_Source records_.
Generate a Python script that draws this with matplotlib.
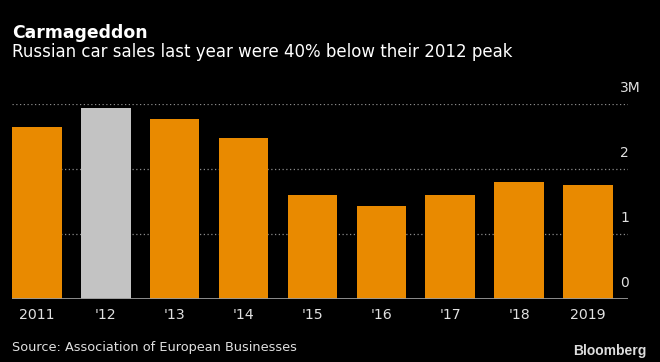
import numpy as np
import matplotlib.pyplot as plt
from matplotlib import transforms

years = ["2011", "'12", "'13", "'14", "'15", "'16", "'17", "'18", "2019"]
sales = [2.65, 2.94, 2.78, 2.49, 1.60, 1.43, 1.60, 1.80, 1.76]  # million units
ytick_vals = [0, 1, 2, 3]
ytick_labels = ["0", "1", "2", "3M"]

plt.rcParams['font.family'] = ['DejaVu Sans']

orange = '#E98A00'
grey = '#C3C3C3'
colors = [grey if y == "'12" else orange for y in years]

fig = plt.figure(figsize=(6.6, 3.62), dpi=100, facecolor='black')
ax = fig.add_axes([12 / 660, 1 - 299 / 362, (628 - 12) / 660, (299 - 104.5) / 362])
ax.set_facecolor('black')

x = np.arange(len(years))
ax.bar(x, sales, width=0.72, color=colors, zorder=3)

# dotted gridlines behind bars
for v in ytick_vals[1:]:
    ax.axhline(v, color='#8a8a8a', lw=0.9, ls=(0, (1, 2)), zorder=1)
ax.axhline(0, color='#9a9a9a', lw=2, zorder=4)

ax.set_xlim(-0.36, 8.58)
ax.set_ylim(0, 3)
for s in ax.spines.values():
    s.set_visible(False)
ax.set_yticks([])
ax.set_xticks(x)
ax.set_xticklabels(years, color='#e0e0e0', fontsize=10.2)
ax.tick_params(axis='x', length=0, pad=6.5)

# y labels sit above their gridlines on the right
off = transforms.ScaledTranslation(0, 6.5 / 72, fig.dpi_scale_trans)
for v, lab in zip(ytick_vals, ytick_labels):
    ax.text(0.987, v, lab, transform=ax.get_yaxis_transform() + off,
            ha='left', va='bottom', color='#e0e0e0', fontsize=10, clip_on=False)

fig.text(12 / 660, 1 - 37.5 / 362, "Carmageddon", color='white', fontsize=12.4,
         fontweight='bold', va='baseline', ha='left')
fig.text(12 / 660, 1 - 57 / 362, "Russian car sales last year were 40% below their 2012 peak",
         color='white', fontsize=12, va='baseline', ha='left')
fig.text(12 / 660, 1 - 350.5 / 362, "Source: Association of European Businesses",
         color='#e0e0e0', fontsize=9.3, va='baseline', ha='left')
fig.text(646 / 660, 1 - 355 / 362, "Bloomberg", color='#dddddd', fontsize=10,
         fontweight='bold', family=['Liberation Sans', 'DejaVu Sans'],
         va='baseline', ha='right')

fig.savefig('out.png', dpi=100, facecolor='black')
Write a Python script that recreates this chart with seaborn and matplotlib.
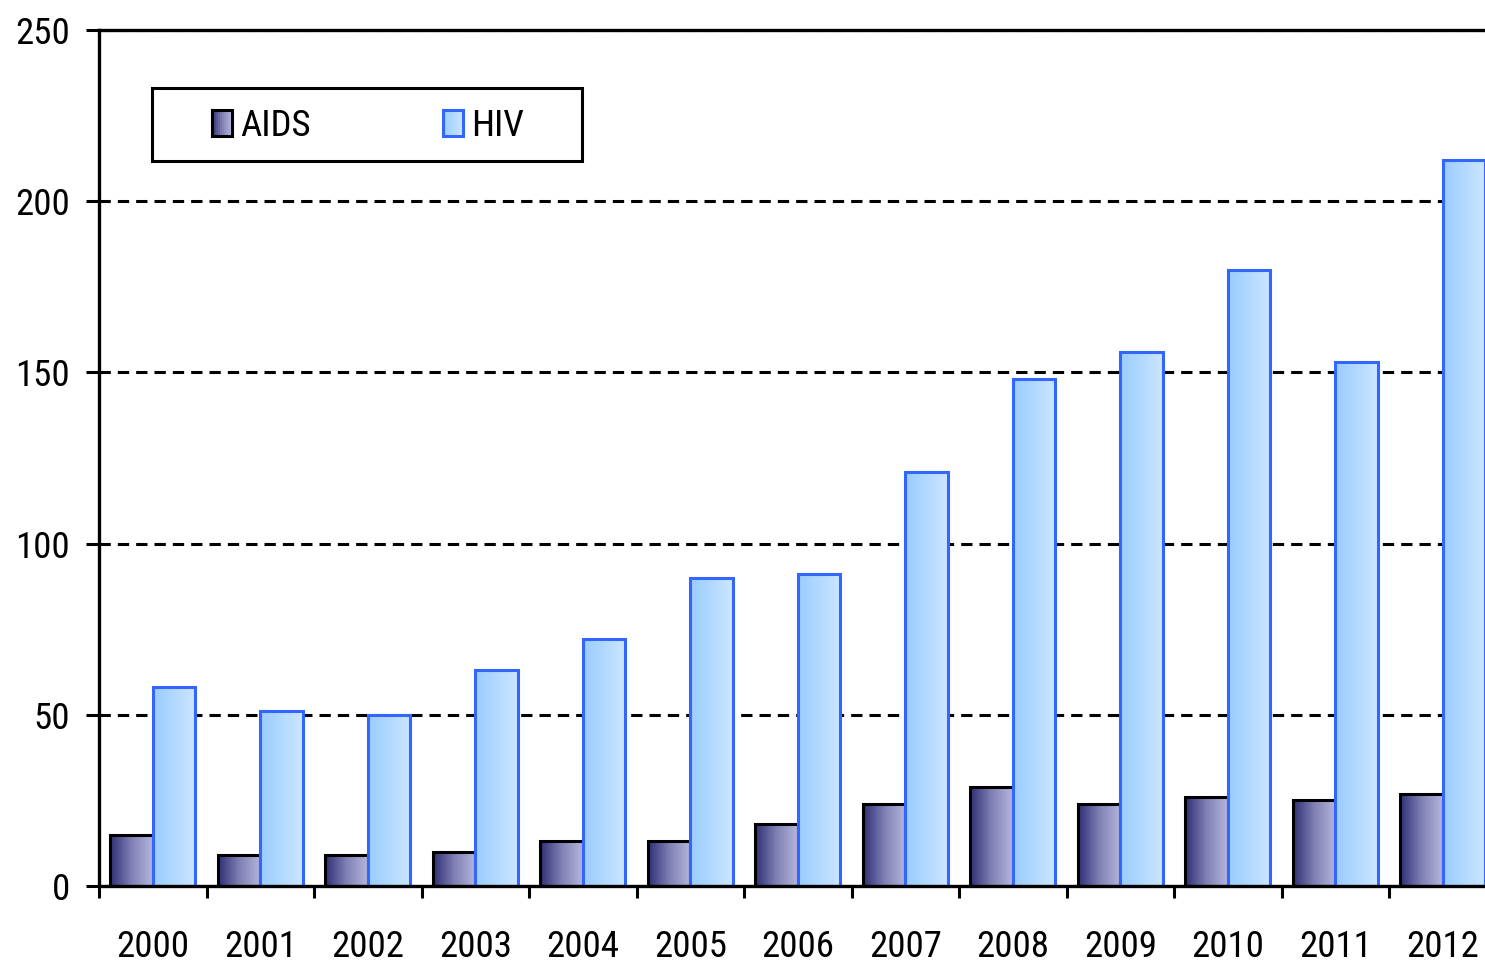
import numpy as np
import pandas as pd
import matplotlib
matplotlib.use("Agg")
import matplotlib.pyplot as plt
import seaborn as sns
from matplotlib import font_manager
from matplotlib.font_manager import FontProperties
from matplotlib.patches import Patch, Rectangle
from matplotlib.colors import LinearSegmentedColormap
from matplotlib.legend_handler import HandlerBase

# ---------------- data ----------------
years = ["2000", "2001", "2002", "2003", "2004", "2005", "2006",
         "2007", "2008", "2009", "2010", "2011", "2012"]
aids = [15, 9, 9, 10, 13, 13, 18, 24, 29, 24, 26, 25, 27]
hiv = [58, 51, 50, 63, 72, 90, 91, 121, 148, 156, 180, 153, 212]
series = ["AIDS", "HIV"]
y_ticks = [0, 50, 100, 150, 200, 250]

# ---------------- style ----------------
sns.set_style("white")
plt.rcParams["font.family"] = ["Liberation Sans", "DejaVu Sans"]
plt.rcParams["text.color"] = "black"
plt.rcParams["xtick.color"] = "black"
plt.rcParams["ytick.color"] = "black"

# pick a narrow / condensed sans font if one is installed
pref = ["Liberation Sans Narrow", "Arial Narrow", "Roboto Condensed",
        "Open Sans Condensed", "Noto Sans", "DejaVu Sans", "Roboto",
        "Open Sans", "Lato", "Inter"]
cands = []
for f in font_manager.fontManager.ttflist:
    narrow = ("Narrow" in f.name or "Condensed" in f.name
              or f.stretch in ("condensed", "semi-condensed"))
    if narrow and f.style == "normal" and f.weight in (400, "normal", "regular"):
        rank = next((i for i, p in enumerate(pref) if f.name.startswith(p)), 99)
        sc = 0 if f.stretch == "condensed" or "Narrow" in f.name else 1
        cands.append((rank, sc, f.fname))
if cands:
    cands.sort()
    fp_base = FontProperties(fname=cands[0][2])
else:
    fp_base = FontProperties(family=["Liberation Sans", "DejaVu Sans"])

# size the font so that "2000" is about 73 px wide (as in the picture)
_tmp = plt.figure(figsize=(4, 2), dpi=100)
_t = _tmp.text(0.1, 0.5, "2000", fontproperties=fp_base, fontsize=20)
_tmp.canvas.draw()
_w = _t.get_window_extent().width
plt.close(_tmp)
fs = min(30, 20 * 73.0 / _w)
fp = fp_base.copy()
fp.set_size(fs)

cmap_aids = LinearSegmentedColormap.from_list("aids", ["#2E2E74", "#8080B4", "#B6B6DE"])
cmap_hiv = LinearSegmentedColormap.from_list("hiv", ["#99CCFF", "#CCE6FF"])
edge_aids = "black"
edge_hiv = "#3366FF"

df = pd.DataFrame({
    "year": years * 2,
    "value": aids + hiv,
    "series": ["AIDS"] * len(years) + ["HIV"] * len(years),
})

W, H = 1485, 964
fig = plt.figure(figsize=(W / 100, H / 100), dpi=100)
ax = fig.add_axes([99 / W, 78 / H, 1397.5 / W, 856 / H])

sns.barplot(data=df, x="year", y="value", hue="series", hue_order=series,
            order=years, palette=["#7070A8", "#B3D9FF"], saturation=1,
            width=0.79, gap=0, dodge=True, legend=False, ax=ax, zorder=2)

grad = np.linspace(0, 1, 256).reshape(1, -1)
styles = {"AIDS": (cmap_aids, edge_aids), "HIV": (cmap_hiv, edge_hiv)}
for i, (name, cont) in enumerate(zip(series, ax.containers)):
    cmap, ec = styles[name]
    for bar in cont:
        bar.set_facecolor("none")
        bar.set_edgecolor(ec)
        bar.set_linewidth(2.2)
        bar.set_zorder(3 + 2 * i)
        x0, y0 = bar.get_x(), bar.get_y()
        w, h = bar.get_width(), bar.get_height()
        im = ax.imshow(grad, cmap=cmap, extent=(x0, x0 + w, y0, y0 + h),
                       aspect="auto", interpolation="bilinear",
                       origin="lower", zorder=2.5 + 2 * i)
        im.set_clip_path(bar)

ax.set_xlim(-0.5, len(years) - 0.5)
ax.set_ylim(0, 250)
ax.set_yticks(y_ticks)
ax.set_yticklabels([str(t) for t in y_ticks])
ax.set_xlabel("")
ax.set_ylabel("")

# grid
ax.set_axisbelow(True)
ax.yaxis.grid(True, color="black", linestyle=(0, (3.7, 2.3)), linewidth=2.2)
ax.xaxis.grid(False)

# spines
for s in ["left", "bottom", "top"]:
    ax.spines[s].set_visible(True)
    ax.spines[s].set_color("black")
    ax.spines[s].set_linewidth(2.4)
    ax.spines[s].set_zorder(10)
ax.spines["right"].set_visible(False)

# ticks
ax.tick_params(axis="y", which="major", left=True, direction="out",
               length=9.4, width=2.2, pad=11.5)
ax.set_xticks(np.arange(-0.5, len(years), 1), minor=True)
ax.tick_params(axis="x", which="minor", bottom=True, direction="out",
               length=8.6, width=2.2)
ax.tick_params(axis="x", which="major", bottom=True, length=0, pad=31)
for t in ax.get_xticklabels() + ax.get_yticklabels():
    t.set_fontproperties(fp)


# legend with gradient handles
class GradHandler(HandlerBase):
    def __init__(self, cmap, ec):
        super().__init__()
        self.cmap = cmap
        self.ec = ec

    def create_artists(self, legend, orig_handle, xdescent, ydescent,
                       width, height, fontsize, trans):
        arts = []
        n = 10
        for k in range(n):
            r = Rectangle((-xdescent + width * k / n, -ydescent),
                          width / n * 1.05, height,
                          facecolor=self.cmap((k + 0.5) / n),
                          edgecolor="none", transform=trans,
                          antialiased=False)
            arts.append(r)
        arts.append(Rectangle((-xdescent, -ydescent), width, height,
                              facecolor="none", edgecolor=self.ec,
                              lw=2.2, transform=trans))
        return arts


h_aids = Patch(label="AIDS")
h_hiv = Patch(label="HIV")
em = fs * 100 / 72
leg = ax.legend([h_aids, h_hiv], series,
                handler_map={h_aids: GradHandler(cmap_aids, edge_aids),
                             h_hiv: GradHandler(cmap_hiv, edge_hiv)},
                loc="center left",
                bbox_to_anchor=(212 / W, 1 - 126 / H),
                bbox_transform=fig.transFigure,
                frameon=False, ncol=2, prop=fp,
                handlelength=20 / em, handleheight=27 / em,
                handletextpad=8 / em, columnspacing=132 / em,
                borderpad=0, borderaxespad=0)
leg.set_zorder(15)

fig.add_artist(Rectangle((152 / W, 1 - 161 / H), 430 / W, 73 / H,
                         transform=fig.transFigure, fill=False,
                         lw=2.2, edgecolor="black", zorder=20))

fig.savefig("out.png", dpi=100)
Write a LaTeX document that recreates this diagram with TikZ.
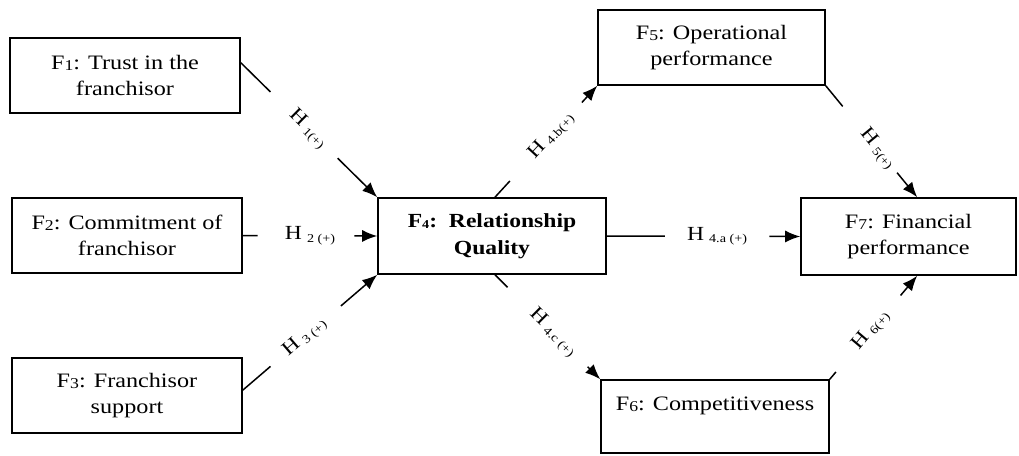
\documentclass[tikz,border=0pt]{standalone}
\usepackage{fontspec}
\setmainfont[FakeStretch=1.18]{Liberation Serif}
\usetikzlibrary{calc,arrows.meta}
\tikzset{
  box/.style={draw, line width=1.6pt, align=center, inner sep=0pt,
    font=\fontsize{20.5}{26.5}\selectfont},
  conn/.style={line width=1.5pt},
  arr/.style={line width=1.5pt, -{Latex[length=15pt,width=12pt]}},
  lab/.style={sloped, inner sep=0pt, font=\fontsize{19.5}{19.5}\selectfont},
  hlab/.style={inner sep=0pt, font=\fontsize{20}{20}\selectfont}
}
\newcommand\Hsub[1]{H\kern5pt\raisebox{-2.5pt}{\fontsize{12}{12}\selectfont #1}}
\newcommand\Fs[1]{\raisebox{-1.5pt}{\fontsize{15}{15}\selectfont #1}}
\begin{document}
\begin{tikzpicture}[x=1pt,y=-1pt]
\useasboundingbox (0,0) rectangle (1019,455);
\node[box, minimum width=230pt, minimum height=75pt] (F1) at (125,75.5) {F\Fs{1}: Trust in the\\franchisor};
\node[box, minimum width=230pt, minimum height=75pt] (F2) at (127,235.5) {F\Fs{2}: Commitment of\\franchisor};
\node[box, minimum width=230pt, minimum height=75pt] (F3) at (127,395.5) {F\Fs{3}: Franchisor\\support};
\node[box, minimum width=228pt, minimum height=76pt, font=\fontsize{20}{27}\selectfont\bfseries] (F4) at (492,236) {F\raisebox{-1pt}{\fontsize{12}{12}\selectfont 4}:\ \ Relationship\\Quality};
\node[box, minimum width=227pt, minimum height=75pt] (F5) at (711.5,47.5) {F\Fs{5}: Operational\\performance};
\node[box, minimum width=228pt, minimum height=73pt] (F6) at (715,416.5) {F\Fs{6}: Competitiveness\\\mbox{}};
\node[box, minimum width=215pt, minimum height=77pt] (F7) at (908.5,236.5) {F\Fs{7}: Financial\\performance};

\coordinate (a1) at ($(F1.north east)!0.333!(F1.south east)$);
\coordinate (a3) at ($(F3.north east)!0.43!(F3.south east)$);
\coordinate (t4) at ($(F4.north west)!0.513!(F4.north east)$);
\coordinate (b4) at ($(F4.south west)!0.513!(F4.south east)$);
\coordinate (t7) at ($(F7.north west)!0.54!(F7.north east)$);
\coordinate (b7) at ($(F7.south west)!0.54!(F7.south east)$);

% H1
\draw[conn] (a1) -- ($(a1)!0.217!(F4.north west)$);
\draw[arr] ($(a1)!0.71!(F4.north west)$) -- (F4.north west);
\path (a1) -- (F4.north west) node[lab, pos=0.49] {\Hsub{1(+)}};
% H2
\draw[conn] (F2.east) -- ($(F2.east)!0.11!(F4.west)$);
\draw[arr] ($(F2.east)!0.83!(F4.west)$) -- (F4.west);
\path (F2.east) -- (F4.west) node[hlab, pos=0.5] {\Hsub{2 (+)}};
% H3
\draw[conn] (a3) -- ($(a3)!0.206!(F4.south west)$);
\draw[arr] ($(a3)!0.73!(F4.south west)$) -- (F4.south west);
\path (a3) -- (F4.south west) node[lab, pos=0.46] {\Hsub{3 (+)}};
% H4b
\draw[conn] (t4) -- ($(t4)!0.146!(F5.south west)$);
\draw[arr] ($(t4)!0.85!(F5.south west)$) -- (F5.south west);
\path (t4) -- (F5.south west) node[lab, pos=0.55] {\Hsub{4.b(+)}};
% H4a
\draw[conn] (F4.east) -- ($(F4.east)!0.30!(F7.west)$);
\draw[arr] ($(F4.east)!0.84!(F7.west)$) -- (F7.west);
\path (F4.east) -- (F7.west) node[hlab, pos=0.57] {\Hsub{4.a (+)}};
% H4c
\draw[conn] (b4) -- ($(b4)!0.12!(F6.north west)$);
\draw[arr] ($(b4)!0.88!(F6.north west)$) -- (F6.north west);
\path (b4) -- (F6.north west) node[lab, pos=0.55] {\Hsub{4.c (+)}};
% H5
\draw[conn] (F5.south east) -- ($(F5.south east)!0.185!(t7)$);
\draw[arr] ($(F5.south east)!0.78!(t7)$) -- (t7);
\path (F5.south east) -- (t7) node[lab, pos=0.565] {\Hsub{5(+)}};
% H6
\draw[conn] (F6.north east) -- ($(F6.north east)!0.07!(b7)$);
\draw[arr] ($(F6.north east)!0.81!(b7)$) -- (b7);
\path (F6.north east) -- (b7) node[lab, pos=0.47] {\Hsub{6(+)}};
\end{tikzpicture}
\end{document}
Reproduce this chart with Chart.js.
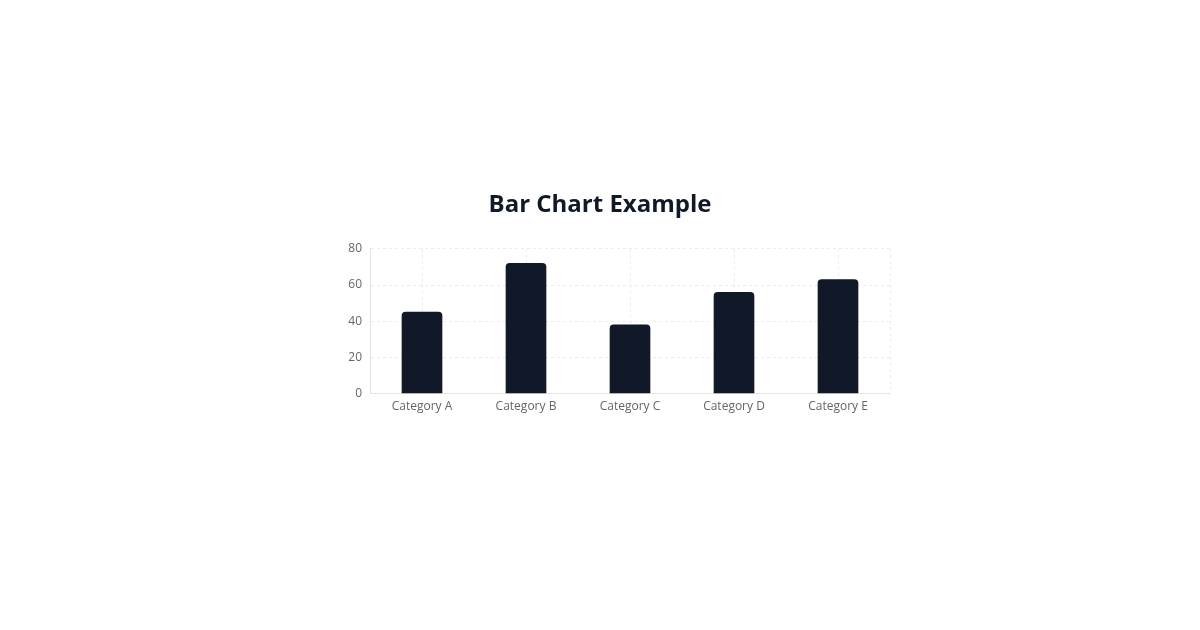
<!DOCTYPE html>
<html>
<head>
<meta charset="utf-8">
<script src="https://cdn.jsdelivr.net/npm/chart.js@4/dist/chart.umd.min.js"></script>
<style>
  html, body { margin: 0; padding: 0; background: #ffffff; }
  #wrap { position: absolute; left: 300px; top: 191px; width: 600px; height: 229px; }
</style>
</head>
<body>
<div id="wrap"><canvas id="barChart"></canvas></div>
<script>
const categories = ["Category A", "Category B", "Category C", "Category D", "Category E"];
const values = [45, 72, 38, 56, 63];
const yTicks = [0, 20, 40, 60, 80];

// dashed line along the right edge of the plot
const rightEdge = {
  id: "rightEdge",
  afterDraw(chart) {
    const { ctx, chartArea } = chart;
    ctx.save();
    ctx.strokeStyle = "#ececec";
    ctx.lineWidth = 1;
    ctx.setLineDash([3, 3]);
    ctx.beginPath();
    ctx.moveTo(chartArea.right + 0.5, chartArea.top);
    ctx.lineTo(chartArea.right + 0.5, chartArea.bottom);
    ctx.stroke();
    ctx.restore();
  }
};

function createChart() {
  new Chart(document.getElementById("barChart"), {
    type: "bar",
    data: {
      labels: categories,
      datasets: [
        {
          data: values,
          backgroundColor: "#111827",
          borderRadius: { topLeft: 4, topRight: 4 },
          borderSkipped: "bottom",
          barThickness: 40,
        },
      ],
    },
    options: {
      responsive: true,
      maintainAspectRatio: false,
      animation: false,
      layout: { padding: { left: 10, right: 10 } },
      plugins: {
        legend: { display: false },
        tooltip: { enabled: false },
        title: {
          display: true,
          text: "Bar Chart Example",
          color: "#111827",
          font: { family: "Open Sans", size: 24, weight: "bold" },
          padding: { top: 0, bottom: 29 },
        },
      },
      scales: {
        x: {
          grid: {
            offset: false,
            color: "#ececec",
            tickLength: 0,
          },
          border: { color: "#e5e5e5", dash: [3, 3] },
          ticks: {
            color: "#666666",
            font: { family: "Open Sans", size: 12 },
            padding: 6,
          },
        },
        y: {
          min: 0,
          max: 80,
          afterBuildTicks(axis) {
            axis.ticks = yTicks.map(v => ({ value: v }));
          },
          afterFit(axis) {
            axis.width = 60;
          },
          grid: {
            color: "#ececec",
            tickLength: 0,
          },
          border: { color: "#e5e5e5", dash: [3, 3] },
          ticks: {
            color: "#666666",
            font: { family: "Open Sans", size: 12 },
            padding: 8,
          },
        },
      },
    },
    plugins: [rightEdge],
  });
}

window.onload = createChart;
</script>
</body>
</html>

_Task instructions_.
Your task is to reproduce exactly the lines from the start of the data above through the line containing "fig.savefig('out.png', dpi=100, facecolor='black')", leaving every picture out.

_Reply_.
Generate a Python script that draws this with matplotlib.
import numpy as np
import matplotlib.pyplot as plt
from matplotlib import transforms

years = ["2011", "'12", "'13", "'14", "'15", "'16", "'17", "'18", "2019"]
sales = [2.65, 2.94, 2.78, 2.49, 1.60, 1.43, 1.60, 1.80, 1.76]  # million units
ytick_vals = [0, 1, 2, 3]
ytick_labels = ["0", "1", "2", "3M"]

plt.rcParams['font.family'] = ['DejaVu Sans']

orange = '#E98A00'
grey = '#C3C3C3'
colors = [grey if y == "'12" else orange for y in years]

fig = plt.figure(figsize=(6.6, 3.62), dpi=100, facecolor='black')
ax = fig.add_axes([12 / 660, 1 - 299 / 362, (628 - 12) / 660, (299 - 104.5) / 362])
ax.set_facecolor('black')

x = np.arange(len(years))
ax.bar(x, sales, width=0.72, color=colors, zorder=3)

# dotted gridlines behind bars
for v in ytick_vals[1:]:
    ax.axhline(v, color='#8a8a8a', lw=0.9, ls=(0, (1, 2)), zorder=1)
ax.axhline(0, color='#9a9a9a', lw=2, zorder=4)

ax.set_xlim(-0.36, 8.58)
ax.set_ylim(0, 3)
for s in ax.spines.values():
    s.set_visible(False)
ax.set_yticks([])
ax.set_xticks(x)
ax.set_xticklabels(years, color='#e0e0e0', fontsize=10.2)
ax.tick_params(axis='x', length=0, pad=6.5)

# y labels sit above their gridlines on the right
off = transforms.ScaledTranslation(0, 6.5 / 72, fig.dpi_scale_trans)
for v, lab in zip(ytick_vals, ytick_labels):
    ax.text(0.987, v, lab, transform=ax.get_yaxis_transform() + off,
            ha='left', va='bottom', color='#e0e0e0', fontsize=10, clip_on=False)

fig.text(12 / 660, 1 - 37.5 / 362, "Carmageddon", color='white', fontsize=12.4,
         fontweight='bold', va='baseline', ha='left')
fig.text(12 / 660, 1 - 57 / 362, "Russian car sales last year were 40% below their 2012 peak",
         color='white', fontsize=12, va='baseline', ha='left')
fig.text(12 / 660, 1 - 350.5 / 362, "Source: Association of European Businesses",
         color='#e0e0e0', fontsize=9.3, va='baseline', ha='left')
fig.text(646 / 660, 1 - 355 / 362, "Bloomberg", color='#dddddd', fontsize=10,
         fontweight='bold', family=['Liberation Sans', 'DejaVu Sans'],
         va='baseline', ha='right')

fig.savefig('out.png', dpi=100, facecolor='black')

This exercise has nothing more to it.